Optimizing for Performance: Tackling Large Files Efficiently
When you're dealing with gigabytes or even terabytes of data, efficiency becomes paramount. A poorly optimized line-by-line reader can bring your application to a crawl. Here are a few points to consider:
- Buffer Size: While `getline()` manages buffer size for you, if you're using `fgets()` with your own buffer, choosing an appropriate size is key. A very small buffer means more frequent calls to `fgets()` (and potentially more system calls), while a very large buffer can waste memory. A common recommendation is a few kilobytes (e.g., 4KB, 8KB, or even 16KB), balancing memory usage and syscall overhead.
- Avoid Excessive String Manipulations: Functions like `strlen()` or repetitive `strcat()` calls within a loop can be expensive. If you need to manipulate strings extensively, consider building them up piece by piece or using more efficient memory management.

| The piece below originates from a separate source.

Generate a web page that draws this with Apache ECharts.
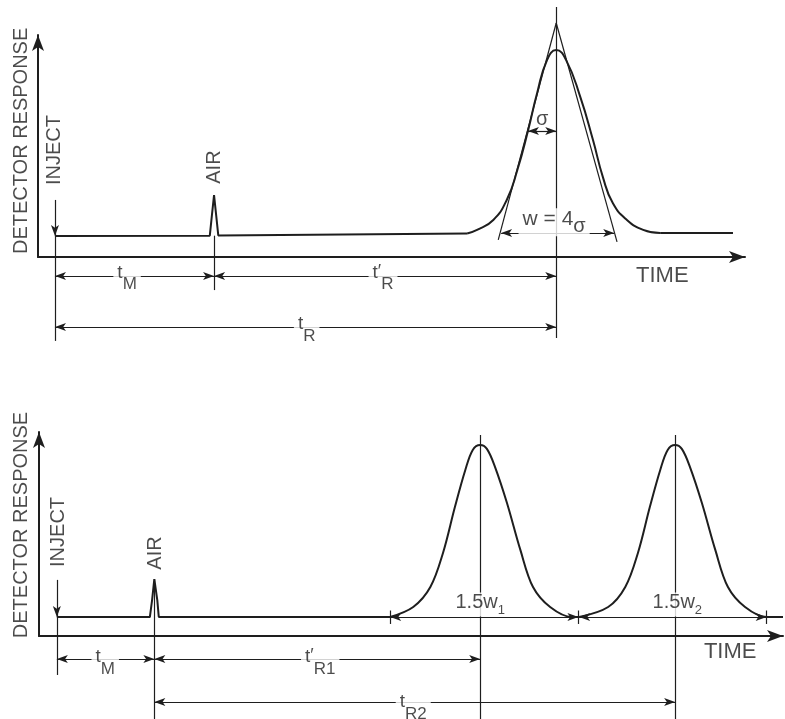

- Minimize Disk I/O: The slowest part of file processing is usually the actual disk input/output. C's standard I/O functions (like `fopen`, `fgets`) generally employ buffering to reduce direct disk access, reading larger chunks into memory first. However, if your processing is very heavy per line, the CPU work might become the bottleneck.
- Memory Allocation Overhead: If you're dynamically allocating and freeing memory for *each* line (e.g., creating a new string for each field after parsing), this can add significant overhead. Consider reusing buffers or optimizing your allocation strategy. `getline()` is efficient because it only reallocates when absolutely necessary.
In essence, aim for a balance: avoid unnecessary work, manage memory judiciously, and leverage C's standard library buffering capabilities.
FAQ
Q: What's the main difference between `fgets()` and `gets()`?
A: The critical difference is that `fgets()` takes a buffer size argument, which prevents it from writing beyond the bounds of your allocated memory (a buffer overflow). `gets()` does not, making it inherently unsafe and deprecated. Always use `fgets()`.
Q: How do I handle empty lines when reading line by line?
A: `fgets()` will read empty lines (which usually consist of just a newline character). Your parsing logic needs to account for this. If `line_buffer[0] == '\n'` (after potentially stripping a carriage return if on Windows), it's likely an empty line. You can then choose to skip it or process it as needed.
Q: My program seems to read lines but crashes on very long lines. What's wrong?
A: This is almost certainly a buffer overflow. Your `fgets()` buffer is too small for some lines. You need to either increase the buffer size to accommodate the longest possible line or, preferably, implement dynamic buffer resizing (e.g., using `realloc` or adopting the POSIX `getline()` function).
Q: Can I use `fread()` to read a file line by line?
A: While technically possible, `fread()` is designed for reading blocks of binary data, not text lines. You would have to manually scan the buffer returned by `fread()` for newline characters, which is much more complex than simply using `fgets()` or `getline()` for text files. Stick to `fgets()` for line-by-line text reading.
Q: How do I remove the trailing newline character from lines read by `fgets()`?
A: `fgets()` includes the newline character if it fits in the buffer. You can remove it by checking for its presence and replacing it with a null terminator. A common pattern is: `line_buffer[strcspn(line_buffer, "\n")] = 0;` or a simple loop: `for (int i = 0; line_buffer[i] != '\0'; i++) { if (line_buffer[i] == '\n' || line_buffer[i] == '\r') { line_buffer[i] = '\0'; break; } }`.
Conclusion
Mastering the art of reading files line by line in C is a fundamental skill that underpins a vast array of programming tasks. From parsing simple text configurations to processing complex data streams, the combination of `fopen`, `fgets`, and `fclose` (or the highly efficient `getline` on POSIX systems) provides the robust framework you need. Remember, always prioritize error handling, meticulously manage your memory, and consider the implications of dynamic line lengths. By applying these principles, you're not just reading files; you're building a foundation for truly reliable, performant, and secure C applications.